Edward Thorne es un escritor de viajes británico y exgeólogo cuya prosa se caracteriza por una observación aguda, una emoción contenida y una devoción inquebrantable por el mundo físico. No describe sentimientos —describe lo que se ve, se oye, se toca. Y en esas descripciones, los lectores encuentran el silencio, la admiración y la inquietud de los paisajes remotos.
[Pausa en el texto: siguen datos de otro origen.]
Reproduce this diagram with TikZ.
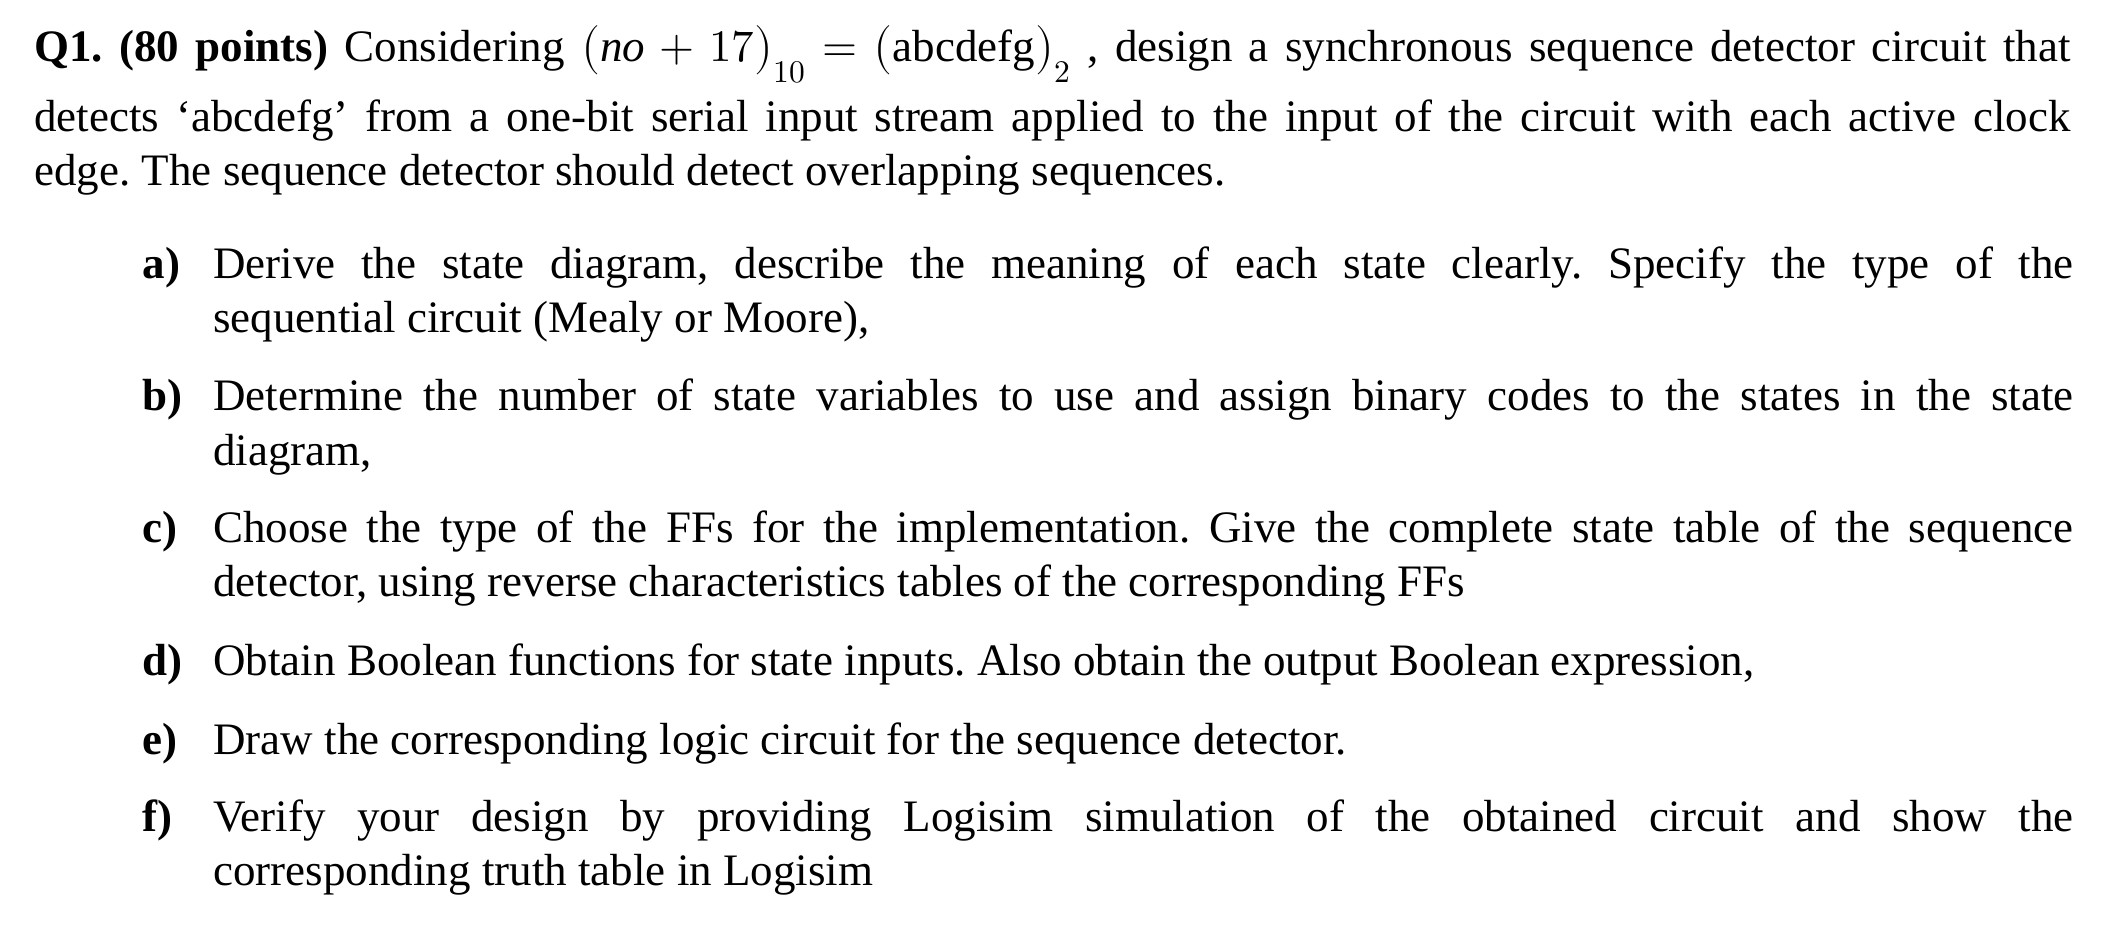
\documentclass[tikz,border=0pt]{standalone}
\usepackage{fontspec}
\setmainfont{Liberation Serif}
\usepackage{amsmath}
\usepackage{unicode-math}
\setmathfont{Latin Modern Math}
\frenchspacing
\begin{document}
\begin{tikzpicture}[x=0.678pt,y=-0.678pt,
  ln/.style={anchor=base west,inner sep=0pt,font=\fontsize{22.5}{27}\selectfont\frenchspacing}]
\useasboundingbox (0,0) rectangle (1550,686);
\def\fw{1018pt}
\def\iw{930pt}
\node[ln] (l1) at (25,45) {\makebox[\fw][s]{\textbf{Q1. (80 points)} Considering $\bigl(\mathit{no}+17\bigr)_{10}\!=\!\bigl(\mathrm{abcdefg}\bigr)_2$ , design a synchronous sequence detector circuit that}};
\node[ln] (l2) at (25,97) {\makebox[\fw][s]{detects ‘abcdefg’ from a one-bit serial input stream applied to the input of the circuit with each active clock}};
\node[ln] (l3) at (25,137) {edge. The sequence detector should detect overlapping sequences.};
\node[ln] (a) at (105,205) {\textbf{a)}};
\node[ln] (a1) at (157,205) {\makebox[\iw][s]{Derive the state diagram, describe the meaning of each state clearly. Specify the type of the}};
\node[ln] (a2) at (157,245) {sequential circuit (Mealy or Moore),};
\node[ln] (b) at (105,303) {\textbf{b)}};
\node[ln] (b1) at (157,303) {\makebox[\iw][s]{Determine the number of state variables to use and assign binary codes to the states in the state}};
\node[ln] (b2) at (157,343) {diagram,};
\node[ln] (c) at (105,400) {\textbf{c)}};
\node[ln] (c1) at (157,400) {\makebox[\iw][s]{Choose the type of the FFs for the implementation. Give the complete state table of the sequence}};
\node[ln] (c2) at (157,440) {detector, using reverse characteristics tables of the corresponding FFs};
\node[ln] (d) at (105,498) {\textbf{d)}};
\node[ln] (d1) at (157,498) {Obtain Boolean functions for state inputs. Also obtain the output Boolean expression,};
\node[ln] (e) at (105,556) {\textbf{e)}};
\node[ln] (e1) at (157,556) {Draw the corresponding logic circuit for the sequence detector.};
\node[ln] (f) at (105,613) {\textbf{f)}};
\node[ln] (f1) at (157,613) {\makebox[\iw][s]{Verify your design by providing Logisim simulation of the obtained circuit and show the}};
\node[ln] (f2) at (157,653) {corresponding truth table in Logisim};
\end{tikzpicture}
\end{document}
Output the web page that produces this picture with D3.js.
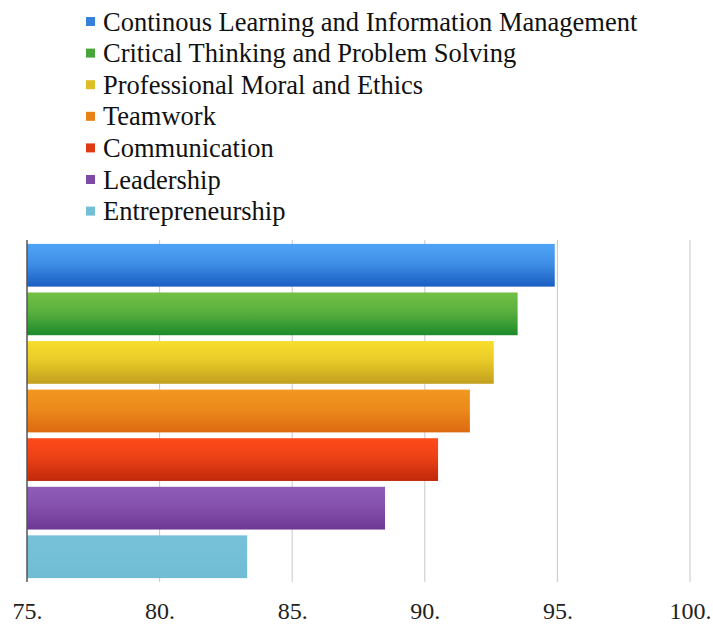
<!DOCTYPE html>
<html>
<head>
<meta charset="utf-8">
<script src="https://cdn.jsdelivr.net/npm/d3@7"></script>
<style>
  body { margin: 0; background: #fff; }
  svg { display: block; }
</style>
</head>
<body>
<svg width="713" height="628" font-family="Liberation Serif"></svg>
<script>
var categories = [
  "Continous Learning and Information Management",
  "Critical Thinking and Problem Solving",
  "Professional Moral and Ethics",
  "Teamwork",
  "Communication",
  "Leadership",
  "Entrepreneurship"
];
var values = [94.9, 93.5, 92.6, 91.7, 90.5, 88.5, 83.3];
var ticks = [75, 80, 85, 90, 95, 100];
var tickLabels = ["75.", "80.", "85.", "90.", "95.", "100."];

// top / bottom colour of each bar's gradient
var topColors = ["#4fa4f6", "#74c046", "#f8de2c", "#f2981f", "#ff4b1b", "#8f5cb6", "#76c1d8"];
var botColors = ["#1a5ec2", "#1c8a2c", "#c29f1e", "#dd6910", "#c0280a", "#6c3894", "#6fbcd3"];

var serif = "Liberation Serif";

var svg = d3.select("svg"),
    margin = {top: 240, right: 23, bottom: 46, left: 27},
    width = +svg.attr("width") - margin.left - margin.right,
    height = +svg.attr("height") - margin.top - margin.bottom;

// legend
var legend = svg.append("g")
    .attr("transform", "translate(86,22)");

var item = legend.selectAll(".item")
    .data(categories)
    .enter().append("g")
    .attr("class", "item")
    .attr("transform", function(d, i) { return "translate(0," + (i * 31.6) + ")"; });

item.append("rect")
    .attr("x", 0)
    .attr("y", -5)
    .attr("width", 9)
    .attr("height", 9)
    .style("fill", function(d, i) { return d3.interpolateRgb(topColors[i], botColors[i])(0.5); });

item.append("text")
    .attr("x", 17)
    .attr("y", 8.5)
    .attr("font-family", serif)
    .attr("font-size", 26.5)
    .attr("fill", "#111")
    .text(function(d) { return d; });

var x = d3.scaleLinear().domain([75, 100]).range([0, width]);
var y = d3.scaleBand().domain(categories).range([0, height]).paddingInner(0.12).paddingOuter(0.08);

var defs = svg.append("defs");
categories.forEach(function(c, i) {
  var g = defs.append("linearGradient")
      .attr("id", "grad" + i)
      .attr("x1", 0).attr("y1", 0).attr("x2", 0).attr("y2", 1);
  g.append("stop").attr("offset", "0%").attr("stop-color", topColors[i]);
  g.append("stop").attr("offset", "45%").attr("stop-color", d3.interpolateRgb(topColors[i], botColors[i])(0.3));
  g.append("stop").attr("offset", "100%").attr("stop-color", botColors[i]);
});

var chart = svg.append("g")
    .attr("transform", "translate(" + margin.left + "," + margin.top + ")");

// gridlines
chart.append("g")
    .selectAll("line")
    .data(ticks.slice(1))
    .enter().append("line")
    .attr("x1", function(d) { return x(d); })
    .attr("x2", function(d) { return x(d); })
    .attr("y1", 0)
    .attr("y2", height)
    .attr("stroke", "#c8c8c8")
    .attr("stroke-width", 1);

chart.selectAll(".bar")
    .data(values)
    .enter().append("rect")
    .attr("class", "bar")
    .attr("x", x(75))
    .attr("y", function(d, i) { return y(categories[i]); })
    .attr("width", function(d) { return x(d) - x(75); })
    .attr("height", y.bandwidth())
    .style("fill", function(d, i) { return "url(#grad" + i + ")"; });

// left axis line
chart.append("line")
    .attr("x1", 0).attr("x2", 0)
    .attr("y1", 0).attr("y2", height)
    .attr("stroke", "#555")
    .attr("stroke-width", 1.5);

var xAxis = d3.axisBottom(x)
    .tickValues(ticks)
    .tickSize(0)
    .tickPadding(20)
    .tickFormat(function(d, i) { return tickLabels[i]; });

var ax = chart.append("g")
    .attr("transform", "translate(0," + height + ")")
    .call(xAxis);
ax.select(".domain").remove();
ax.attr("font-family", serif).attr("font-size", 24);
ax.selectAll("text")
    .attr("fill", "#222");
</script>
</body>
</html>
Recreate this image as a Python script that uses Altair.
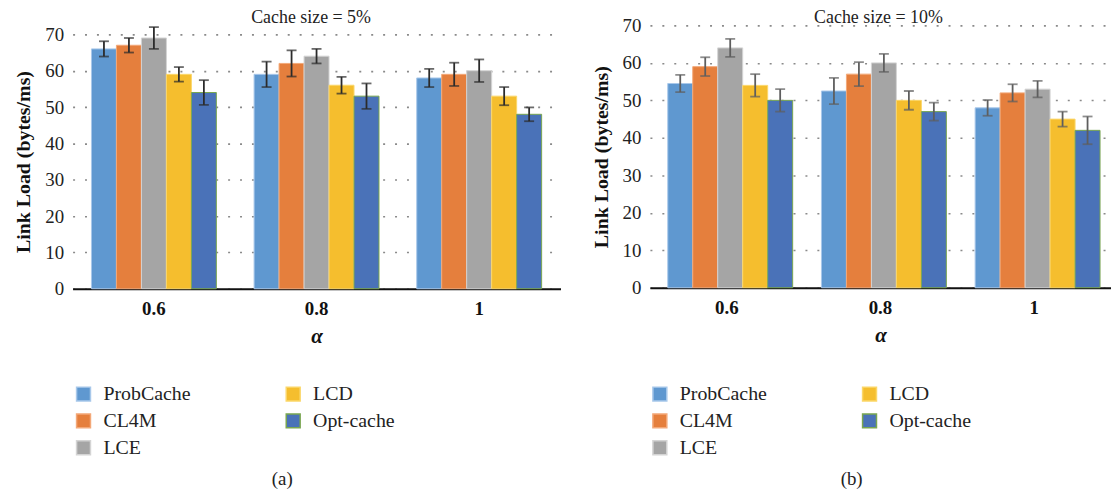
import altair as alt
import pandas as pd

groups = ["0.6", "0.8", "1"]
series = ["ProbCache", "CL4M", "LCE", "LCD", "Opt-cache"]
fills = ["#5f98d0", "#e57f3d", "#a5a5a5", "#f5be2e", "#4a72b8"]
edges = ["#a8c8ea", "#f3a878", "#d4d4d4", "#fbd76a", "#7aa650"]

# Cache size = 5%
a_probcache = [66, 59, 58]
a_cl4m = [67, 62, 59]
a_lce = [69, 64, 60]
a_lcd = [59, 56, 53]
a_opt = [54, 53, 48]
a_probcache_err = [2.1, 3.5, 2.5]
a_cl4m_err = [2.0, 3.6, 3.2]
a_lce_err = [3.0, 2.0, 3.1]
a_lcd_err = [2.0, 2.3, 2.5]
a_opt_err = [3.4, 3.5, 1.9]

# Cache size = 10%
b_probcache = [54.5, 52.5, 48]
b_cl4m = [59, 57, 52]
b_lce = [64, 60, 53]
b_lcd = [54, 50, 45]
b_opt = [50, 47, 42]
b_probcache_err = [2.3, 3.5, 2.1]
b_cl4m_err = [2.5, 3.2, 2.3]
b_lce_err = [2.4, 2.4, 2.2]
b_lcd_err = [3.0, 2.5, 2.0]
b_opt_err = [3.0, 2.4, 3.7]

y_ticks = [0, 10, 20, 30, 40, 50, 60, 70]

FONT = "'Liberation Serif', 'DejaVu Serif', serif"


def table(vals, errs):
    rows = []
    for s, v, e in zip(series, vals, errs):
        for g, vv, ee in zip(groups, v, e):
            rows.append({"alpha": g, "series": s, "value": vv,
                         "lo": vv - ee, "hi": vv + ee})
    return pd.DataFrame(rows)


def panel(df, title, caption, width, height, ymax, errcolor, title_y, axis_title_y,
          lx, ly, cap_x, cap_y, title_x):
    xaxis = alt.Axis(title="α", labelAngle=0, ticks=False,
                     labelFont=FONT, labelFontSize=19, labelFontWeight="bold",
                     labelColor="#111", labelPadding=11,
                     titleFont=FONT, titleFontSize=21, titleFontWeight="bold",
                     titleFontStyle="italic", titleColor="#111", titlePadding=7,
                     domainColor="#111", domainWidth=2)
    xscale = alt.Scale(paddingInner=0.232, paddingOuter=0.116)
    x = alt.X("alpha:N", sort=groups, scale=xscale, axis=xaxis)
    xo = alt.XOffset("series:N", sort=series)
    yscale = alt.Scale(domain=[0, ymax], nice=False, zero=True)
    yaxis = alt.Axis(values=y_ticks, title="Link Load (bytes/ms)",
                     domain=False, ticks=False, labelOverlap=False,
                     labelFont=FONT, labelFontSize=19, labelColor="#222",
                     labelPadding=9,
                     titleFont=FONT, titleFontSize=20, titleFontWeight="bold",
                     titleColor="#111", titlePadding=11, titleY=axis_title_y,
                     grid=True, gridDash=[2, 10], gridColor="#8a8a8a",
                     gridWidth=1.6)
    leg = alt.Legend(title=None, orient="none", legendX=lx, legendY=ly, columns=2,
                     symbolType="square", symbolSize=196, symbolStrokeWidth=1.5,
                     labelFont=FONT, labelFontSize=20, labelColor="#222",
                     labelOffset=10, columnPadding=93, rowPadding=7, padding=0)
    bars = alt.Chart(df).mark_bar(strokeWidth=1).encode(
        x=x, xOffset=xo,
        y=alt.Y("value:Q", scale=yscale, axis=yaxis),
        color=alt.Color("series:N", scale=alt.Scale(domain=series, range=fills),
                        legend=leg),
        stroke=alt.Stroke("series:N", scale=alt.Scale(domain=series, range=edges),
                          legend=leg),
    )
    rule = alt.Chart(df).mark_rule(color=errcolor, strokeWidth=1.8).encode(
        x=x, xOffset=xo, y=alt.Y("lo:Q", scale=yscale, axis=yaxis), y2="hi:Q")
    cap_lo = alt.Chart(df).mark_tick(color=errcolor, thickness=1.8, size=10).encode(
        x=x, xOffset=xo, y=alt.Y("lo:Q", scale=yscale, axis=yaxis))
    cap_hi = alt.Chart(df).mark_tick(color=errcolor, thickness=1.8, size=10).encode(
        x=x, xOffset=xo, y=alt.Y("hi:Q", scale=yscale, axis=yaxis))
    ttl = alt.Chart(pd.DataFrame({"t": [title]})).mark_text(
        font=FONT, fontSize=18, color="#222", baseline="middle", align="center"
    ).encode(text="t:N", x=alt.value(title_x), y=alt.value(title_y))
    cap = alt.Chart(pd.DataFrame({"t": [caption]})).mark_text(
        font=FONT, fontSize=19, color="#222", baseline="middle", align="center"
    ).encode(text="t:N", x=alt.value(cap_x), y=alt.value(cap_y))
    return alt.layer(bars, rule, cap_lo, cap_hi, ttl, cap).properties(
        width=width, height=height)


df_a = table([a_probcache, a_cl4m, a_lce, a_lcd, a_opt],
             [a_probcache_err, a_cl4m_err, a_lce_err, a_lcd_err, a_opt_err])
df_b = table([b_probcache, b_cl4m, b_lce, b_lcd, b_opt],
             [b_probcache_err, b_cl4m_err, b_lce_err, b_lcd_err, b_opt_err])

pa = panel(df_a, "Cache size = 5%", "(a)", 491, 265, 70 * 265 / 256, "#2b2b2b",
           -7, 137, 1, 361, 211, 456, 240)
pb = panel(df_b, "Cache size = 10%", "(b)", 464, 264, 70, "#5e5e5e",
           -7, 132, 0, 361, 203, 456, 230)

chart = alt.hconcat(pa, pb, spacing=90, bounds="flush").resolve_scale(
    color="independent", stroke="independent"
).properties(padding={"left": 6, "top": 0, "right": 0, "bottom": 0}
).configure(background="white", view=alt.ViewConfig(stroke=None))

chart.save("out.html", embed_options={"renderer": "svg", "actions": False})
Nacido en las colinas cubiertas de niebla de Borrowdale, en el Distrito de los Lagos en Inglaterra, Edward pasó más de una década cartografiando fallas y yacimientos fósiles en Asia Central antes de volcar su pluma hacia la historia humana grabada en piedra. Actualmente divide su tiempo entre una cabaña de piedra en la Isla de Mull y una habitación tranquila sobre el Indo en Leh, Ladakh.

Su obra evita el espectáculo. No escribe para impresionar, sino para atestiguar. No para embellecer, sino para preservar. A través de sus columnas, los lectores son invitados a caminar despacio, escuchar profundamente y ver el mundo no como una postal, sino como una presencia.

Cuando no está escribiendo, Edward suele estar caminando. O esperando que cambie la luz en una cresta lejana.